The Reserve Bank acted yesterday to ensure there is sufficient ready cash in New Zealand's financial system to prevent it grinding to a halt as a result of the continuing credit crunch.
Governor Alan Bollard said there was "no immediate problem," but the RBNZ "always stands ready to support the liquidity of the New Zealand financial system".
Central banks around the world have pumped billions of dollars of additional capital into money markets to ensure they do not freeze up as result of the turmoil this week on Wall St.
The Reserve Bank has so far not seen a need to take such strong steps but yesterday broadened the range of debt securities it would accept from banks as collateral on the short-term loans it provides them as part of its daily operations.
The RBNZ will also offer longer terms of up to six months "in order to help ease pressure at the short end of the market," it said .
New Zealand banks' borrowing costs rose to the highest since March, according to a gauge that measures the availability of funds in the market.
Policymakers globally are trying to revive confidence in markets as investors stockpiled money on concern more financial institutions would fail after the bankruptcy of Lehman Brothers and the US Government bailout of American International Group this week.

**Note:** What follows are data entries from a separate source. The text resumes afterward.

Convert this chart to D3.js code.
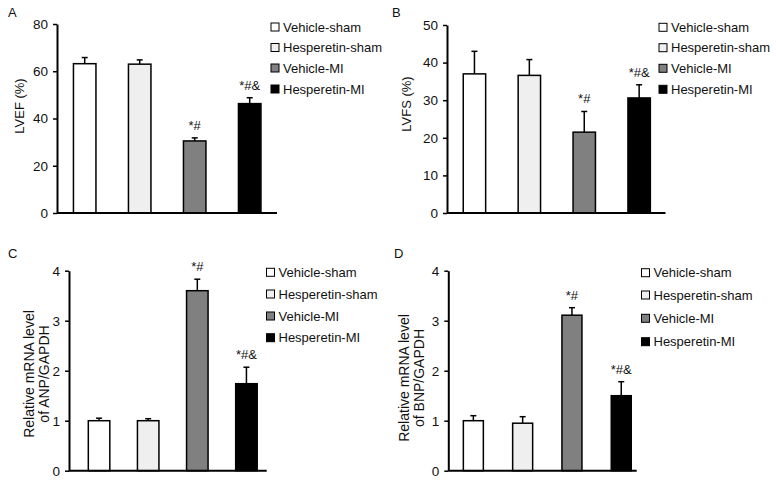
<!DOCTYPE html>
<html><head><meta charset="utf-8">
<script src="https://cdn.jsdelivr.net/npm/d3@7"></script>
<style>
body{margin:0;background:#fff;}
svg{display:block;font-family:Arial,"Liberation Sans",sans-serif;}
</style></head>
<body>
<svg id="chart" width="776" height="481"></svg>
<script>
// ---- data ----
const groups = ["Vehicle-sham", "Hesperetin-sham", "Vehicle-MI", "Hesperetin-MI"];
const groupColors = ["#ffffff", "#efefef", "#808080", "#000000"];
const lvefMean = [63.2, 63.0, 30.5, 46.3];
const lvefErr  = [2.6, 1.8, 1.3, 2.5];
const lvfsMean = [37.0, 36.6, 21.5, 30.6];
const lvfsErr  = [6.0, 4.2, 5.5, 3.5];
const anpMean  = [1.00, 1.00, 3.60, 1.74];
const anpErr   = [0.05, 0.04, 0.23, 0.33];
const bnpMean  = [1.00, 0.95, 3.11, 1.50];
const bnpErr   = [0.10, 0.13, 0.15, 0.28];
const sigLabels = ["", "", "*#", "*#&"];
const lvefTicks = [0, 20, 40, 60, 80];
const lvfsTicks = [0, 10, 20, 30, 40, 50];
const mrnaTicks = [0, 1, 2, 3, 4];

// ---- layout ----
const panels = [
  {letter:"A", lx:8, ly:17, mean:lvefMean, err:lvefErr, ticks:lvefTicks, ymax:80,
   ax:57, y0:213, y1:24, xEnd:277, band:[57.2,277.2], bw:22.5,
   ylab:["LVEF (%)"], ylabX:[19], ylabY:106, legX:271, legY:[27,47.5,68,89]},
  {letter:"B", lx:392, ly:17, mean:lvfsMean, err:lvfsErr, ticks:lvfsTicks, ymax:50,
   ax:447, y0:213, y1:25, xEnd:665.5, band:[447,666.6], bw:22.4,
   ylab:["LVFS (%)"], ylabX:[406], ylabY:104, legX:659, legY:[27.3,47.7,68.3,89.3]},
  {letter:"C", lx:8, ly:258, mean:anpMean, err:anpErr, ticks:mrnaTicks, ymax:4,
   ax:69, y0:470.7, y1:270.7, xEnd:266.7, band:[74.5,271], bw:21.5,
   ylab:["Relative mRNA level","of ANP/GAPDH"], ylabX:[28.5,43.5], ylabY:374, legX:266.5, legY:[272.3,294,316,337.7]},
  {letter:"D", lx:394, ly:258, mean:bnpMean, err:bnpErr, ticks:mrnaTicks, ymax:4,
   ax:448.3, y0:470.7, y1:270.7, xEnd:636.7, band:[448.7,645.9], bw:20,
   ylab:["Relative mRNA level","of BNP/GAPDH"], ylabX:[404,419], ylabY:378, legX:641.5, legY:[272.7,295,318.3,341.7]}
];

const svg = d3.select("#chart");

panels.forEach(p => {
  const g = svg.append("g");
  const y = d3.scaleLinear().domain([0, p.ymax]).range([p.y0, p.y1]);
  const x = d3.scaleBand().domain(groups).range(p.band).paddingInner(0).paddingOuter(0);

  // panel letter
  g.append("text").attr("x", p.lx).attr("y", p.ly).attr("font-size", 13).attr("fill","#111").text(p.letter);

  // bars
  groups.forEach((name, i) => {
    const cx = x(name) + x.bandwidth()/2;
    const top = y(p.mean[i]);
    const etop = y(p.mean[i] + p.err[i]);
    // error bar (upper only)
    g.append("line").attr("x1", cx).attr("x2", cx).attr("y1", top).attr("y2", etop)
      .attr("stroke", "#000").attr("stroke-width", 1.5);
    g.append("line").attr("x1", cx-3).attr("x2", cx+3).attr("y1", etop).attr("y2", etop)
      .attr("stroke", "#000").attr("stroke-width", 1.5);
    g.append("rect").attr("x", cx - p.bw/2).attr("y", top)
      .attr("width", p.bw).attr("height", p.y0 - top)
      .attr("fill", groupColors[i]).attr("stroke", "#000").attr("stroke-width", 1.5);
    if (sigLabels[i]) {
      g.append("text").attr("x", cx).attr("y", etop - 8).attr("text-anchor","middle")
        .attr("font-size", 13).attr("fill","#111").text(sigLabels[i]);
    }
  });

  // y axis
  const yAxis = d3.axisLeft(y).tickValues(p.ticks).tickFormat(d3.format("d"))
    .tickSize(4).tickSizeOuter(0).tickPadding(5);
  const ag = g.append("g").attr("transform", `translate(${p.ax},0)`).call(yAxis);
  ag.attr("font-size", 13).attr("font-family", "Arial,'Liberation Sans',sans-serif");
  ag.select(".domain").attr("stroke","#000").attr("stroke-width",2);
  ag.selectAll(".tick line").attr("stroke","#000").attr("stroke-width",1.5);
  ag.selectAll(".tick text").attr("font-size",13.5).attr("fill","#111");

  // x baseline
  g.append("line").attr("x1", p.ax).attr("x2", p.xEnd).attr("y1", p.y0).attr("y2", p.y0)
    .attr("stroke","#000").attr("stroke-width",2);

  // y label
  p.ylab.forEach((t, k) => {
    g.append("text").attr("transform", `translate(${p.ylabX[k]},${p.ylabY}) rotate(-90)`)
      .attr("text-anchor","middle").attr("dominant-baseline","central")
      .attr("font-size", p.ylab.length > 1 ? 14 : 13).attr("fill","#111").text(t);
  });

  // legend
  groups.forEach((name, i) => {
    g.append("rect").attr("x", p.legX).attr("y", p.legY[i]-4).attr("width", 8).attr("height", 8)
      .attr("fill", groupColors[i]).attr("stroke","#000").attr("stroke-width",1);
    g.append("text").attr("x", p.legX + 12).attr("y", p.legY[i]).attr("dominant-baseline","central")
      .attr("font-size", 13).attr("fill","#111").text(name);
  });
});
</script>
</body></html>
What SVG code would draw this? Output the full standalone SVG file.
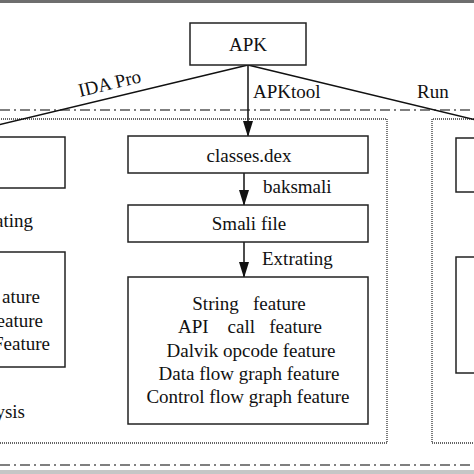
<svg xmlns="http://www.w3.org/2000/svg" width="474" height="474" viewBox="0 0 474 474">
  <defs>
    <marker id="arr" markerUnits="userSpaceOnUse" markerWidth="16" markerHeight="11" refX="15" refY="5" orient="auto" viewBox="0 0 16 10">
      <path d="M0,0 L16,5 L0,10 Z" fill="#111"/>
    </marker>
    <style>
      .box { fill: #fff; stroke: #222; stroke-width: 1.5; }
      .dot { fill: none; stroke: #333; stroke-width: 1.3; stroke-dasharray: 1 1; }
      .dd { fill: none; stroke: #555; stroke-width: 1.6; stroke-dasharray: 10 4 2 4; }
      .ln { fill: none; stroke: #111; stroke-width: 1.5; }
      text { font-family: "Liberation Serif", "Times New Roman", serif; font-size: 19px; fill: #111; }
      .c { text-anchor: middle; }
      .e { text-anchor: end; }
      .pre { white-space: pre; }
    </style>
  </defs>
  <rect x="0" y="0" width="474" height="474" fill="#fff"/>
  <rect x="0" y="0" width="474" height="3" fill="#6e6e6e"/>
  <rect x="0" y="470" width="474" height="4" fill="#c6c6c6"/>

  <g id="frames">
    <line class="dd" x1="0" y1="110" x2="474" y2="110"/>
    <line class="dd" x1="0" y1="465" x2="474" y2="465"/>
    <path class="dot" d="M-5,119 H387 V443 H-5"/>
    <path class="dot" d="M480,119 H432 V443 H480"/>
  </g>

  <g id="connectors">
    <line class="ln" x1="248" y1="65" x2="-2" y2="125"/>
    <line class="ln" x1="248" y1="65" x2="476" y2="120"/>
    <line class="ln" x1="248" y1="65" x2="248" y2="136" marker-end="url(#arr)"/>
    <line class="ln" x1="244" y1="173" x2="244" y2="205" marker-end="url(#arr)"/>
    <line class="ln" x1="244" y1="242" x2="244" y2="277" marker-end="url(#arr)"/>
    <text transform="translate(80,97) rotate(-13.5)">IDA Pro</text>
    <text x="253" y="98">APKtool</text>
    <text x="417" y="98">Run</text>
    <text x="263" y="193">baksmali</text>
    <text x="262" y="265">Extrating</text>
    <text class="e" x="33" y="227">ating</text>
    <text class="e" x="25" y="418">ysis</text>
  </g>

  <g id="apk">
    <rect class="box" x="190" y="23" width="116" height="42"/>
    <text class="c" x="248" y="51">APK</text>
  </g>

  <g id="left-top">
    <rect class="box" x="-10" y="137" width="75" height="51"/>
  </g>

  <g id="left-features">
    <rect class="box" x="-10" y="252" width="75" height="115"/>
    <text class="e" x="40" y="303">ature</text>
    <text class="e" x="43" y="327">eature</text>
    <text class="e" x="50" y="350">Feature</text>
  </g>

  <g id="classes-dex">
    <rect class="box" x="128" y="136" width="240" height="37"/>
    <text class="c" x="249" y="162">classes.dex</text>
  </g>

  <g id="smali-file">
    <rect class="box" x="128" y="205" width="240" height="37"/>
    <text class="c" x="249" y="230">Smali file</text>
  </g>

  <g id="features">
    <rect class="box" x="128" y="277" width="240" height="147"/>
    <text class="c pre" x="249" y="310">String   feature</text>
    <text class="c pre" x="250" y="333">API    call   feature</text>
    <text class="c" x="251" y="357">Dalvik opcode feature</text>
    <text class="c" x="249" y="380">Data flow graph feature</text>
    <text class="c" x="248" y="403">Control flow graph feature</text>
  </g>

  <g id="right-top">
    <rect class="box" x="456" y="138" width="30" height="54"/>
  </g>

  <g id="right-bottom">
    <rect class="box" x="456" y="257" width="30" height="116"/>
  </g>
</svg>
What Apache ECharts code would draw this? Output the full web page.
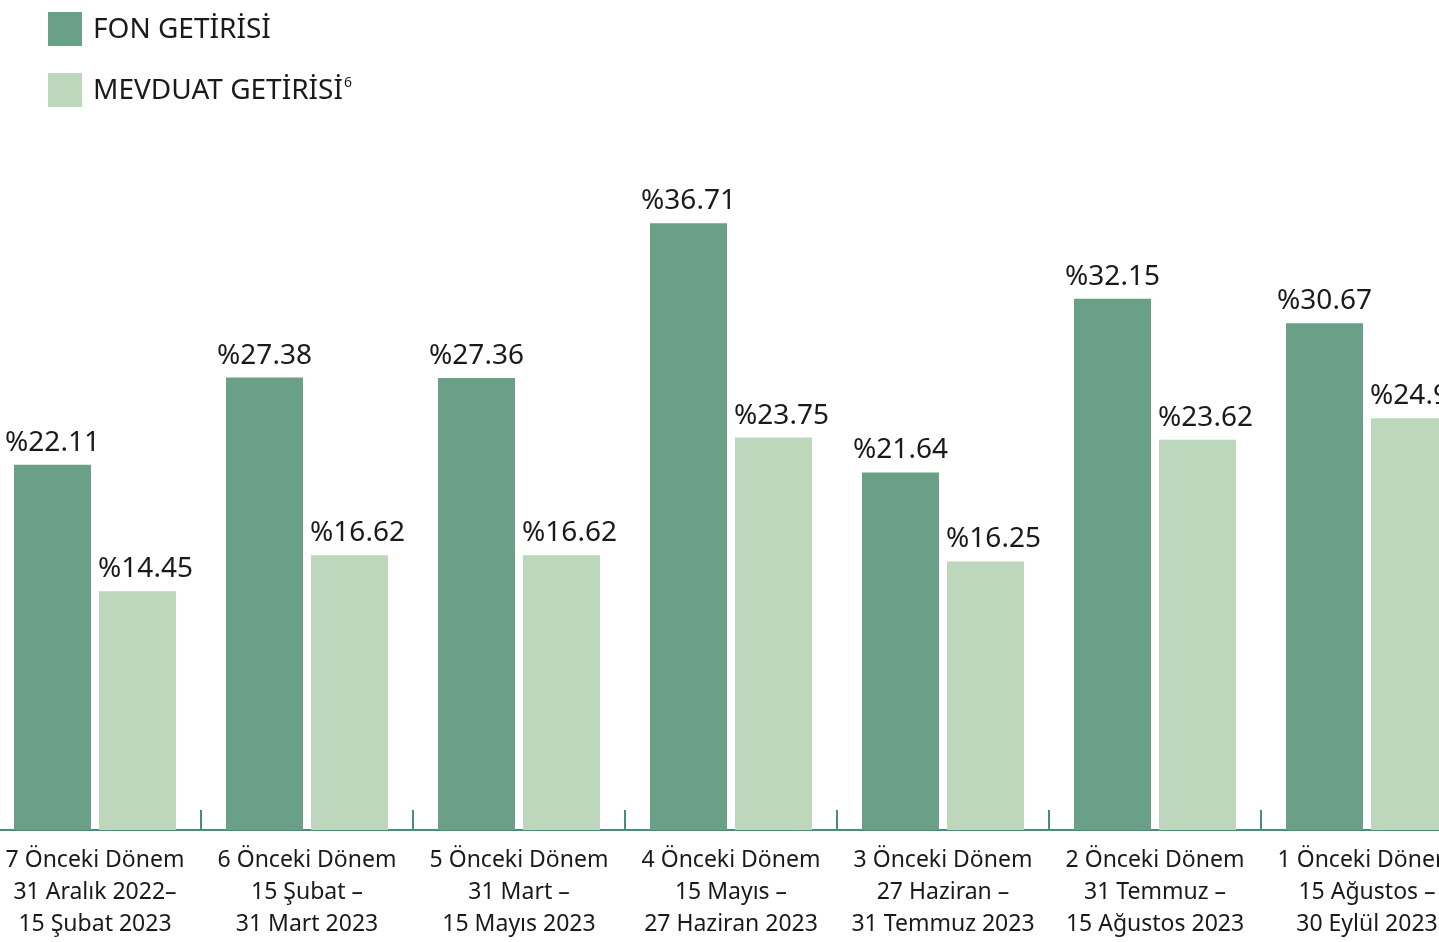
<!DOCTYPE html>
<html>
<head>
<meta charset="utf-8">
<script src="https://cdn.jsdelivr.net/npm/echarts@6/dist/echarts.min.js"></script>
<style>
html,body{margin:0;padding:0;background:#fff;}
#chart{width:1439px;height:942px;}
</style>
</head>
<body>
<div id="chart"></div>
<script>
const categories = [
  "7 Önceki Dönem\n31 Aralık 2022–\n15 Şubat 2023",
  "6 Önceki Dönem\n15 Şubat –\n31 Mart 2023",
  "5 Önceki Dönem\n31 Mart –\n15 Mayıs 2023",
  "4 Önceki Dönem\n15 Mayıs –\n27 Haziran 2023",
  "3 Önceki Dönem\n27 Haziran –\n31 Temmuz 2023",
  "2 Önceki Dönem\n31 Temmuz –\n15 Ağustos 2023",
  "1 Önceki Dönem\n15 Ağustos –\n30 Eylül 2023"
];
const fonGetirisi = [22.11, 27.38, 27.36, 36.71, 21.64, 32.15, 30.67];
const mevduatGetirisi = [14.45, 16.62, 16.62, 23.75, 16.25, 23.62, 24.92];
const seriesNames = ["FON GETİRİSİ", "MEVDUAT GETİRİSİ"];

const FONT = "'Noto Sans', 'Open Sans', sans-serif";
const chart = echarts.init(document.getElementById('chart'));
function labelCfg(dx) {
  return {
    show: true,
    position: 'top',
    distance: 8,
    offset: [dx, 0],
    color: '#1a1a1a',
    fontFamily: FONT,
    fontSize: 28,
    lineHeight: 28,
    formatter: p => '%' + p.value.toFixed(2)
  };
}
chart.setOption({
  animation: false,
  textStyle: { fontFamily: FONT },
  legend: {
    orient: 'vertical',
    left: 48,
    top: 12,
    padding: 0,
    itemWidth: 34,
    itemHeight: 34,
    itemGap: 27,
    icon: 'rect',
    selectedMode: false,
    textStyle: {
      color: '#1a1a1a',
      fontFamily: FONT,
      fontSize: 28,
      padding: [3, 0, 0, 6],
      rich: {
        a: { fontFamily: FONT, fontSize: 28, color: '#1a1a1a' },
        sup: { fontFamily: FONT, fontSize: 14, color: '#1a1a1a', padding: [0, 0, 16, 1] }
      }
    },
    formatter: name => name === seriesNames[1] ? '{a|' + name + '}{sup|6}' : '{a|' + name + '}',
    data: seriesNames
  },
  grid: { left: -11, right: -34, top: 169, bottom: 112, containLabel: false, outerBoundsMode: 'none' },
  xAxis: {
    type: 'category',
    data: categories,
    axisLine: { lineStyle: { color: '#4a8b7c', width: 2 } },
    axisTick: { show: true, inside: true, length: 20, lineStyle: { color: '#4a8b7c', width: 2 } },
    axisLabel: {
      interval: 0,
      margin: 14,
      color: '#1a1a1a',
      fontFamily: FONT,
      fontSize: 23,
      lineHeight: 32
    }
  },
  yAxis: { type: 'value', min: 0, max: 40, show: false, splitLine: { show: false } },
  series: [
    {
      name: seriesNames[0],
      type: 'bar',
      data: fonGetirisi,
      barWidth: 77,
      barGap: '10.4%',
      itemStyle: { color: '#6a9f88' },
      label: labelCfg(0)
    },
    {
      name: seriesNames[1],
      type: 'bar',
      data: mevduatGetirisi,
      barWidth: 77,
      barGap: '10.4%',
      itemStyle: { color: '#bcd7bc' },
      label: labelCfg(8)
    }
  ]
});
</script>
</body>
</html>
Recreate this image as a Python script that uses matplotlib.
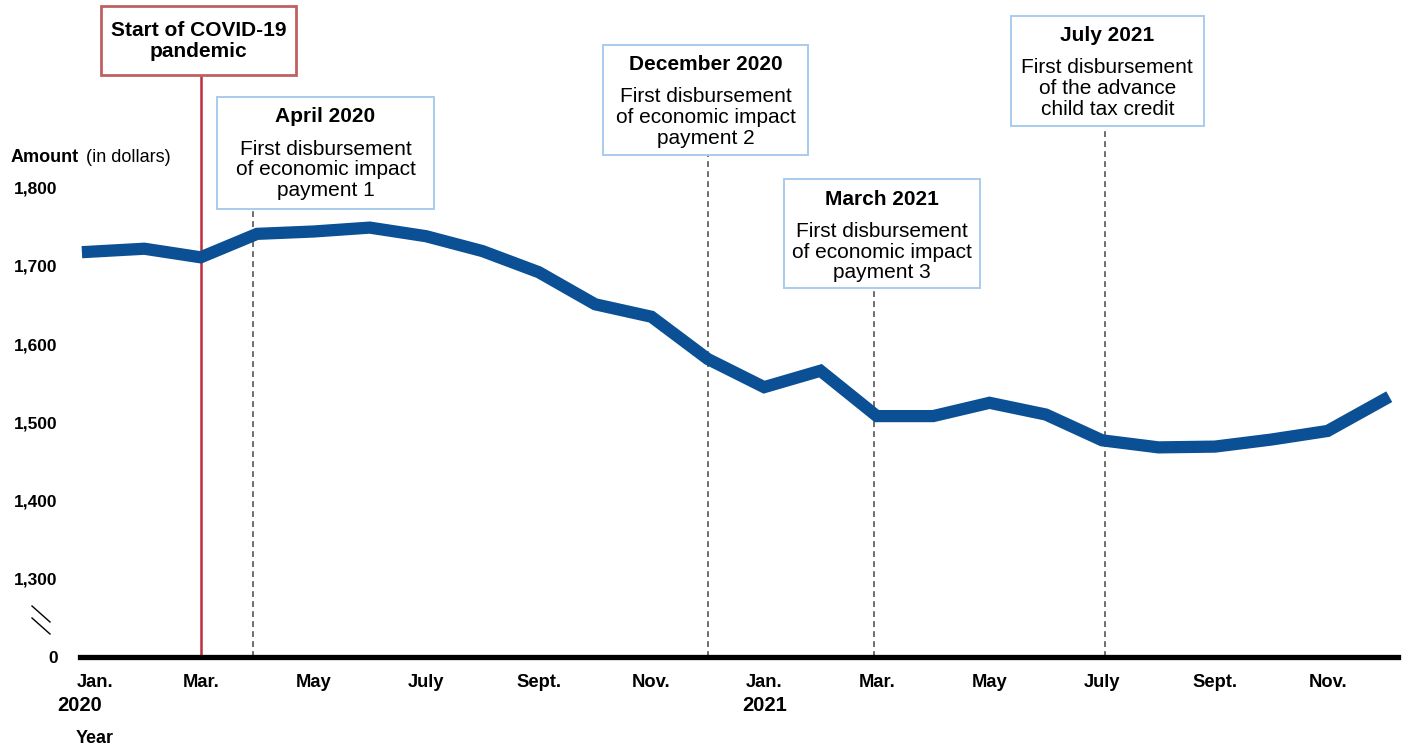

The world's biggest central banks joined forces to pump US$180 billion ($266.4 billion) into money markets yesterday to ease the credit squeeze.
The US Treasury Secretary and Federal Reserve chairman yesterday proposed moving investment banks' "toxic" mortgage debt into a new institution.
The move helped to spur a rebound in markets in New Zealand, Australia, Hong Kong, and China.
New Zealand "will inevitably feel the effects of major financial shocks such as this," Dr Bollard saidyesterday.
"There are indirect adverse effects on liquidity in New Zealand's financial markets."
The premium in addition to basic official rates that banks are charging each other for three-month loans widened to 0.625 of a percentage point yesterday, a more than 50 per cent increase on the median spread over the past 12 months.